## Exercise:
Check every line below for the word "this" and copy the ones that have it.

## Data records:
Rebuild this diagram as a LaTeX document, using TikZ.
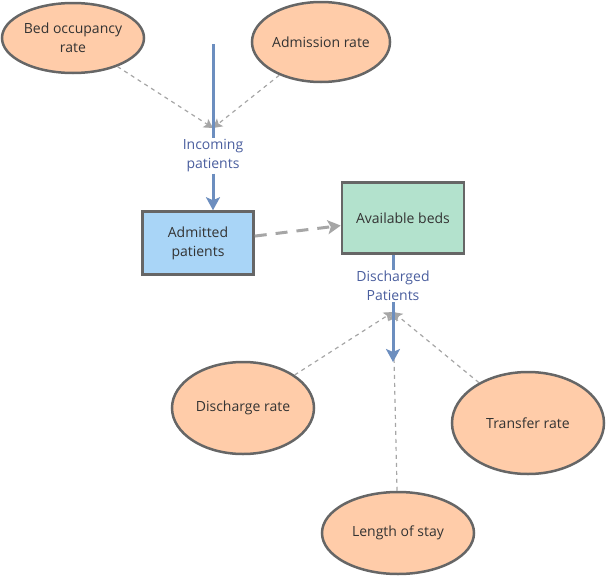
\documentclass[tikz,border=0pt]{standalone}
\usepackage{fontspec}
\setmainfont{Open Sans}
\usepackage{xcolor}
\usepackage{tikz}
\usetikzlibrary{arrows.meta}
\usetikzlibrary{shapes.geometric, calc}

\definecolor{peach}{HTML}{FFCCA9}
\definecolor{skyfill}{HTML}{A9D5F7}
\definecolor{mintfill}{HTML}{B3E2CD}
\definecolor{edgegrey}{HTML}{666666}
\definecolor{dashgrey}{HTML}{A6A6A6}
\definecolor{flowblue}{HTML}{6C8EBF}
\definecolor{labelblue}{HTML}{4A5E9E}
\definecolor{inkgrey}{HTML}{333333}

\begin{document}
\begin{tikzpicture}[x=1pt, y=-1pt,
    rate/.style={ellipse, draw=edgegrey, line width=2.5pt, fill=peach,
        text=inkgrey, align=center, inner sep=0pt,
        font=\fontsize{14}{19}\selectfont},
    stock/.style={rectangle, draw=edgegrey, line width=2.5pt,
        text=inkgrey, align=center, inner sep=0pt,
        font=\fontsize{14}{19}\selectfont},
    flowlbl/.style={text=labelblue, align=center, inner sep=1pt,
        font=\fontsize{14}{19}\selectfont},
    flow/.style={draw=flowblue, line width=3pt},
    flowarr/.style={flow, -{Stealth[length=13pt, width=14pt, inset=3pt]}},
    infl/.style={draw=dashgrey, line width=1.2pt, dash pattern=on 4pt off 4pt,
        -{Stealth[length=9pt, width=10pt, inset=2pt]}}]

    \useasboundingbox (0,0) rectangle (606,576);

    % Taux
    \node[rate, minimum width=142pt, minimum height=70pt] (bed) at (73,38) {Bed occupancy\\rate};
    \node[rate, minimum width=137pt, minimum height=80pt] (adr) at (321,42) {Admission rate};
    \node[rate, minimum width=142pt, minimum height=92pt] (dcr) at (243,408) {Discharge rate};
    \node[rate, minimum width=152pt, minimum height=102pt] (trr) at (528,423) {Transfer rate};
    \node[rate, minimum width=152pt, minimum height=82pt] (los) at (398,533) {Length of stay};

    % Stocks
    \node[stock, fill=skyfill, minimum width=111pt, minimum height=63pt] (adm) at (198,243) {Admitted\\patients};
    \node[stock, fill=mintfill, minimum width=122pt, minimum height=71pt] (avb) at (403,218) {Available beds};

    % Flux
    \node[flowlbl] (inc) at (213,156) {Incoming\\patients};
    \node[flowlbl] (dis) at (393,286) {Discharged\\Patients};
    \coordinate (inctop) at (213,44);
    \coordinate (inchit) at (213,128);
    \coordinate (disout) at (393,362);
    \coordinate (dishit) at (393,312);

    % Influences
    \draw[infl] (bed) -- (inchit);
    \draw[infl] (adr) -- (inchit);
    \draw[infl] (dcr) -- (dishit);
    \draw[infl] (trr) -- (dishit);
    \draw[infl] (los) -- (dishit);
    \draw[infl, line width=3pt, dash pattern=on 12pt off 9pt,
        -{Stealth[length=13pt, width=14pt, inset=3pt]}] (adm) -- (avb);

    \draw[flow] (inctop) -- (inc.north);
    \draw[flowarr] (inc.south) -- (inc.south |- adm.north);
    \draw[flow] (dis.north) -- (dis.north |- avb.south);
    \draw[flowarr] (dis.south) -- (disout);
\end{tikzpicture}
\end{document}
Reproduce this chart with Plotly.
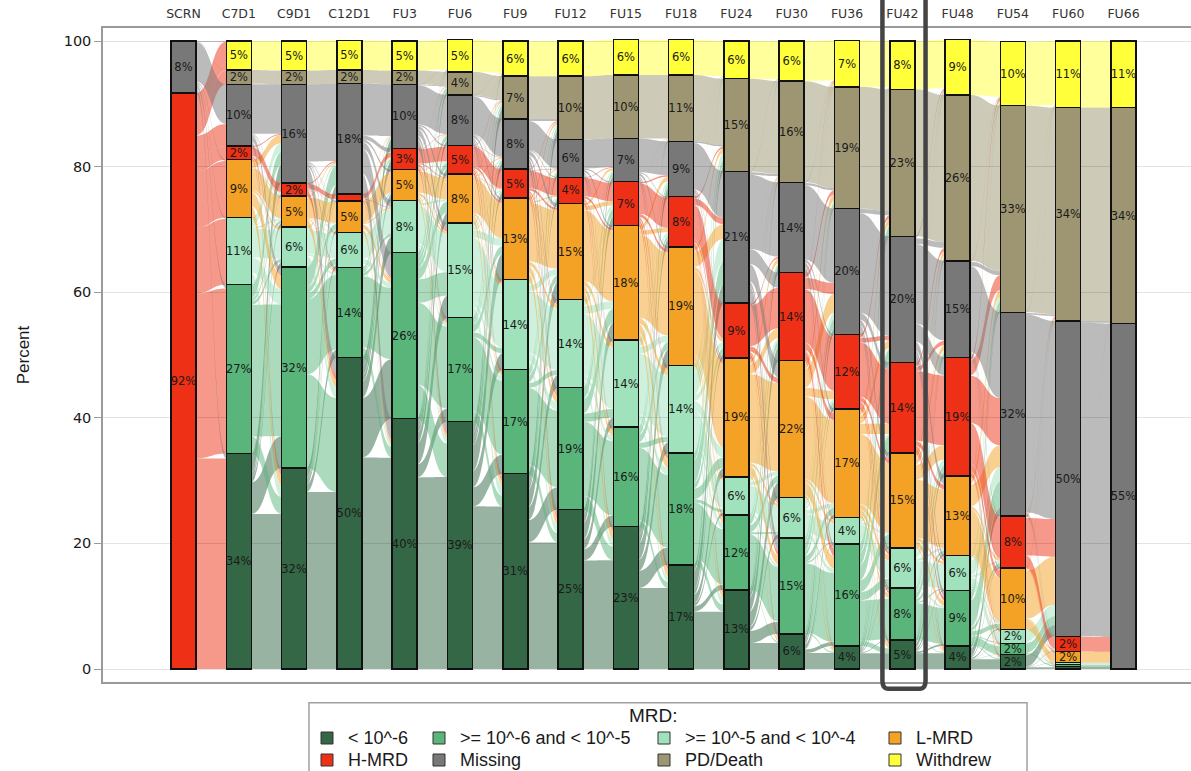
import numpy as np
import plotly.graph_objects as go

# ---- data -------------------------------------------------------------
timepoints = ["SCRN", "C7D1", "C9D1", "C12D1", "FU3", "FU6", "FU9", "FU12", "FU15",
              "FU18", "FU24", "FU30", "FU36", "FU42", "FU48", "FU54", "FU60", "FU66"]

categories = ["< 10^-6", ">= 10^-6 and < 10^-5", ">= 10^-5 and < 10^-4", "L-MRD",
              "H-MRD", "Missing", "PD/Death", "Withdrew"]

# percent of patients in each MRD state at each timepoint (stacked bottom -> top)
mrd_lt6 = [0, 34.3, 32.0, 49.6, 39.9, 39.4, 31.1, 25.4, 22.7, 16.6, 12.6, 5.6, 3.7, 4.6, 3.7, 2.3, 0.4, 0]
mrd_6_5 = [0, 26.9, 32.0, 14.3, 26.4, 16.6, 16.6, 19.4, 15.8, 17.8, 11.9, 15.3, 16.2, 8.3, 8.8, 1.8, 0.3, 0]
mrd_5_4 = [0, 10.7, 6.4, 5.6, 8.3, 15.0, 14.3, 14.0, 13.9, 13.9, 6.1, 6.4, 4.2, 6.4, 5.6, 2.2, 0.3, 0]
l_mrd = [0, 9.2, 4.9, 5.0, 4.9, 7.8, 13.0, 15.3, 18.2, 18.9, 18.9, 21.8, 17.3, 15.1, 12.6, 9.8, 1.8, 0]
h_mrd = [91.7, 2.2, 2.1, 1.1, 3.4, 4.6, 4.6, 4.2, 7.0, 8.0, 8.8, 14.0, 11.9, 14.4, 18.9, 8.3, 2.4, 0]
missing = [8.3, 9.8, 15.7, 17.6, 10.2, 8.0, 8.0, 6.0, 6.9, 8.8, 20.9, 14.4, 20.0, 20.1, 15.4, 32.4, 50.2, 55.0]
pd_death = [0, 2.3, 2.2, 2.2, 2.2, 3.7, 6.8, 10.1, 10.1, 10.6, 14.8, 16.1, 19.4, 23.4, 26.4, 32.9, 34.0, 34.4]
withdrew = [0, 4.6, 4.7, 4.7, 4.7, 5.1, 5.6, 5.6, 5.6, 5.6, 6.0, 6.4, 7.4, 7.7, 8.8, 10.2, 10.6, 10.6]

series = [mrd_lt6, mrd_6_5, mrd_5_4, l_mrd, h_mrd, missing, pd_death, withdrew]

cat_colors = ["#346745", "#5ab57a", "#a0e2bc", "#f4a226",
              "#ee3116", "#787878", "#9e9672", "#ffff3a"]

# share of each state's overlap that stays in the same state between visits
stay_share = [0.65, 0.65, 0.65, 0.65, 0.65, 0.75, 1.0, 1.0]

highlight = "FU42"

# ---- geometry ---------------------------------------------------------
W, H = 1191, 771
ML, MR, MT, MB = 103, 0, 28, 89
PW, PH = W - ML - MR, H - MT - MB
BAR_W = 0.452


def paper_x(px):
    return (px - ML) / PW


def paper_y(py):
    return (H - MB - py) / PH


def rgba(hex_color, alpha):
    h = hex_color.lstrip("#")
    r, g, b = int(h[0:2], 16), int(h[2:4], 16), int(h[4:6], 16)
    return f"rgba({r},{g},{b},{alpha})"


vals = np.array(series, dtype=float)
n_cat, n_t = vals.shape
xpos = list(range(n_t))

fig = go.Figure()

# ---- stacked bars ----------------------------------------------------
for k in range(n_cat):
    yv = [v if v > 0 else None for v in series[k]]
    txt = [f"{round(v)}%" if v >= 1.5 else "" for v in series[k]]
    fig.add_trace(go.Bar(
        x=xpos, y=yv, width=BAR_W, name=categories[k],
        marker=dict(color=cat_colors[k], line=dict(color="#111111", width=1.5)),
        text=txt, textposition="inside", insidetextanchor="middle", textangle=0,
        textfont=dict(family="DejaVu Sans", size=11.5, color="#1a1a1a"),
        showlegend=False, hoverinfo="skip",
    ))

# ---- alluvial ribbons between neighbouring visits ---------------------
shapes = []
for t in range(n_t - 1):
    a, b = vals[:, t], vals[:, t + 1]
    A, B = a / a.sum(), b / b.sum()
    stay = np.array(stay_share) * np.minimum(A, B)
    r, s = A - stay, B - stay
    R = r.sum()
    F = np.diag(stay) + (np.outer(r, s) / R if R > 1e-12 else 0.0)

    src_cur = np.concatenate([[0.0], np.cumsum(a)[:-1]])
    tgt_cur = np.concatenate([[0.0], np.cumsum(b)[:-1]])
    xs, xt = t + BAR_W / 2, t + 1 - BAR_W / 2
    xm = (xs + xt) / 2
    for k in range(n_cat):
        for j in range(n_cat):
            f = F[k, j]
            if f <= 0:
                continue
            hs, ht = f * a.sum(), f * b.sum()
            s0, s1 = src_cur[k], src_cur[k] + hs
            t0, t1 = tgt_cur[j], tgt_cur[j] + ht
            src_cur[k] = s1
            tgt_cur[j] = t1
            if hs < 0.02:
                continue
            path = (f"M {xs},{s0} C {xm},{s0} {xm},{t0} {xt},{t0} "
                    f"L {xt},{t1} C {xm},{t1} {xm},{s1} {xs},{s1} Z")
            shapes.append(dict(type="path", xref="x", yref="y", path=path,
                               fillcolor=rgba(cat_colors[k], 0.5),
                               line=dict(width=0), layer="below"))

# ---- highlight frame around one visit ---------------------------------
hx = timepoints.index(highlight)
x0, x1 = hx - 0.36, hx + 0.42
yb, ytop = paper_y(688.7), 1.2
rx, ry = 0.1, 8 / PH
shapes.append(dict(
    type="path", xref="x", yref="paper",
    path=(f"M {x0},{ytop} L {x0},{yb + ry} Q {x0},{yb} {x0 + rx},{yb} "
          f"L {x1 - rx},{yb} Q {x1},{yb} {x1},{yb + ry} L {x1},{ytop}"),
    line=dict(color="#444444", width=4.5), layer="above"))

# ---- legend -----------------------------------------------------------
annotations = []
shapes.append(dict(type="rect", xref="paper", yref="paper",
                   x0=paper_x(309), x1=paper_x(1027),
                   y0=paper_y(702.7), y1=paper_y(790),
                   line=dict(color="#a0a0a0", width=1.5), fillcolor="white",
                   layer="above"))
annotations.append(dict(text="MRD:", xref="paper", yref="paper",
                        x=paper_x(653), y=paper_y(715), showarrow=False,
                        xanchor="center", yanchor="middle",
                        font=dict(family="Liberation Sans", size=19, color="#1a1a1a")))
col_left = [321, 433, 658, 889]
row_mid = [738, 760]
for k, name in enumerate(categories):
    cx, cy = col_left[k % 4], row_mid[k // 4]
    shapes.append(dict(type="rect", xref="paper", yref="paper",
                       x0=paper_x(cx), x1=paper_x(cx + 12),
                       y0=paper_y(cy - 6), y1=paper_y(cy + 6),
                       fillcolor=cat_colors[k], line=dict(color="#333333", width=1),
                       layer="above"))
    annotations.append(dict(text=name, xref="paper", yref="paper",
                            x=paper_x(cx + 25), y=paper_y(cy), showarrow=False,
                            xanchor="left", yanchor="middle",
                            font=dict(family="Liberation Sans", size=18, color="#1a1a1a")))

# ---- layout -----------------------------------------------------------
px_per_unit = (1123.5 - 183.5) / (n_t - 1)
x_range = [-(183.5 - ML) / px_per_unit, (W - MR - 183.5) / px_per_unit]
y_per_px = 100 / (669 - 41)
y_range = [-(H - MB - 669) * y_per_px, 100 + (41 - MT) * y_per_px]

fig.update_layout(
    width=W, height=H, barmode="stack",
    margin=dict(l=ML, r=MR, t=MT, b=MB, pad=0),
    paper_bgcolor="white", plot_bgcolor="white",
    uniformtext=dict(minsize=11.5, mode="show"),
    showlegend=False,
    shapes=shapes, annotations=annotations,
    xaxis=dict(range=x_range, side="top", tickmode="array", tickvals=xpos,
               ticktext=timepoints, showgrid=False, zeroline=False,
               showline=True, mirror=True, linecolor="#9a9a9a", linewidth=1.5,
               ticks="", ticklabelstandoff=3,
               tickfont=dict(family="DejaVu Sans", size=12.5, color="#333333")),
    yaxis=dict(range=y_range, tickmode="array", tickvals=[0, 20, 40, 60, 80, 100],
               showgrid=True, gridcolor="rgba(0,0,0,0.11)", gridwidth=1,
               zeroline=False, showline=True, linecolor="#9a9a9a", linewidth=1.5,
               ticks="outside", ticklen=7, tickcolor="#9a9a9a", tickwidth=1.2,
               tickfont=dict(family="DejaVu Sans", size=14.5, color="#1a1a1a"),
               title=dict(text="Percent", standoff=30,
                          font=dict(family="Liberation Sans", size=17, color="#1a1a1a"))),
)

fig.write_html("out.html")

## Solved problem:
Rebuild this diagram as a LaTeX document, using TikZ.
Reproduce this chart with Plotly.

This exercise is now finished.